How is Workload Prioritization implemented in ScyllaDB vs. other solutions? An explanation of schedulers and controllers, an example of how it works, and some performance information.
What do we do? Traditionally.
We just divide and conquer this is actually the common solution. We either divide in time
which mean we run OLAP only on the off-peak times, this has the disadvantage that you cannot
anticipate when the OLAP will actually finish, so you can leak into the mission critical times
and you need to take into account OLTP transactions that come during this period, this off peak periods
will still suffer the high latencies that we demonstrated and we can just do multi DC division in space
we can just set up a DC per workload and it would work but just to put it in numbers
you can see that the bottom line is that there is a waste, on the OLTP server there is a waste
of resources because it has to be underutilized in order to give the low latencies
and in the OLAP server, it doesn’t run all the time it’s something periodic so it does use 100%
of the resources for a limited period of time but it has to be on all the time in order
to sync, not to mention the increased maintenance cost and complexity
so this is why we came up
with workload prioritization which is our approach to solve this problem
so workload prioritization is aimed at
minimising Inter-workflow impact, the one you saw in the earlier slides, so how
do we do that, we actually started by solving different yet similar problem
we need, back in the day to
to solve problem of balancing between our background and foreground jobs, so this is how the
scheduler was created, the concept of scheduler in ScyllaDB, it works with shares
shares are a measure of representing some ownership on a resource
that might be memory, CPU, network or whatever
relative to other shareholders, so it is relative and this scheduler only opts for
maintaining the ratio of usage between those shareholders and it kicks in only when there is
a conflict, so if fore example here we have ratio 1 to 1 so it means that
for every work unit, the blue one will get processed
the red one will get one too, if it needs to of course
so here the ratio is two to one, for example so you can see that
for each red work unit, the blue one will get two and this is how it actually works
so this is the same ratio of 2 to 1 but with different number of shares and this this
slide is actually just to emphesize the actual amount doesn’t matter only the ratio matters when
you use those shares so we added the scheduler
the little scheduler that runs around and try to decide
which tasks to take and here we can see that the ratio is 2 to 1 so what does it just goes
to the red one for one task and then for each task it gets from the red one, it will
go and get two tasks from the blue one.
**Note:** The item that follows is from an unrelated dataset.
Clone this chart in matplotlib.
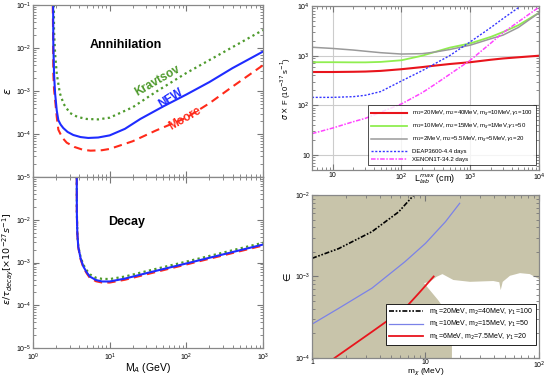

Of course that only works if both of them need to use this resource
so show the
highlights of schedulers that we actually use most of them in our solution is
first is the shares are really all there is to it
you only need to know about the shares in order to configure them
you don’t really need to know the interworkings
the other thing is they only kick in when there
is a resource conflict so even shareholder with the minimal amount of shares
will get the whole resource
if no one else needs it, so it is opted towards utilization and it opts for ratios
it doesn’t give any specific guarantee
for constant SLAs like throughput or something like this
it only opts for ratio of usage and they are dynamic which is very important
at least for the balancing between background and foreground work
which means that you can
change the shares on real-time and the scheduler will just adjust to the new situation
and what it actually does it just limits the impact of one shareholder over the other or at least
makes it more predictable, so just as a side note, what we ended up doing
for the background vs foreground work, we created another layer on top of those schedulers
which is called “controllers” which is only a feedback loop, this controller
just samples some stats and decide if a background work needs its shares increased
decreased or unchanged, a little example is compaction
vs online operations, so what happens is that if the disk usage increases too fast the
compaction will never get to do its job until we run out of disk space so
the controller will increase its shares and what would happen is a double effect from
one side the compaction will do more work per time unit
because now it has more shares and on the other side the writes
will decrease because we now have more shares relatively to this compaction, so going
back to workload prioritization, so what this solution gives us over the traditional solution, is better
system utilization, you will not have the server just laying around if it can do some work
it is super easy to set up, because you only need to know about the shares and
it’s dynamically adjusted, which mean you can do trial and error and just monitor it and see if the shares
you’ve set up are good enough for you
so this solution has three building blocks, there are the schedulers
that we already discussed, there is a problem of serialization, so just as an example
when two nodes need to talk to each other they go through some kind of connection
and if two workloads go through the same connection even if they are prioritized, you can get the
head of line blocking, so if OLAP will generate a lot of work items that happen to
be in flight, so when OLTP will get it’s query in, it will need to wait for the connection
to be free in order to send its data so it kind of defeats the purpose, so we had to parallelize
all those points in order to for workload prioritization to work and we still do it, so it will get
better and better over time and the third part is, to be able to classify the different
operations to different workloads, so we do it using the username you use
to set up the connection to our servers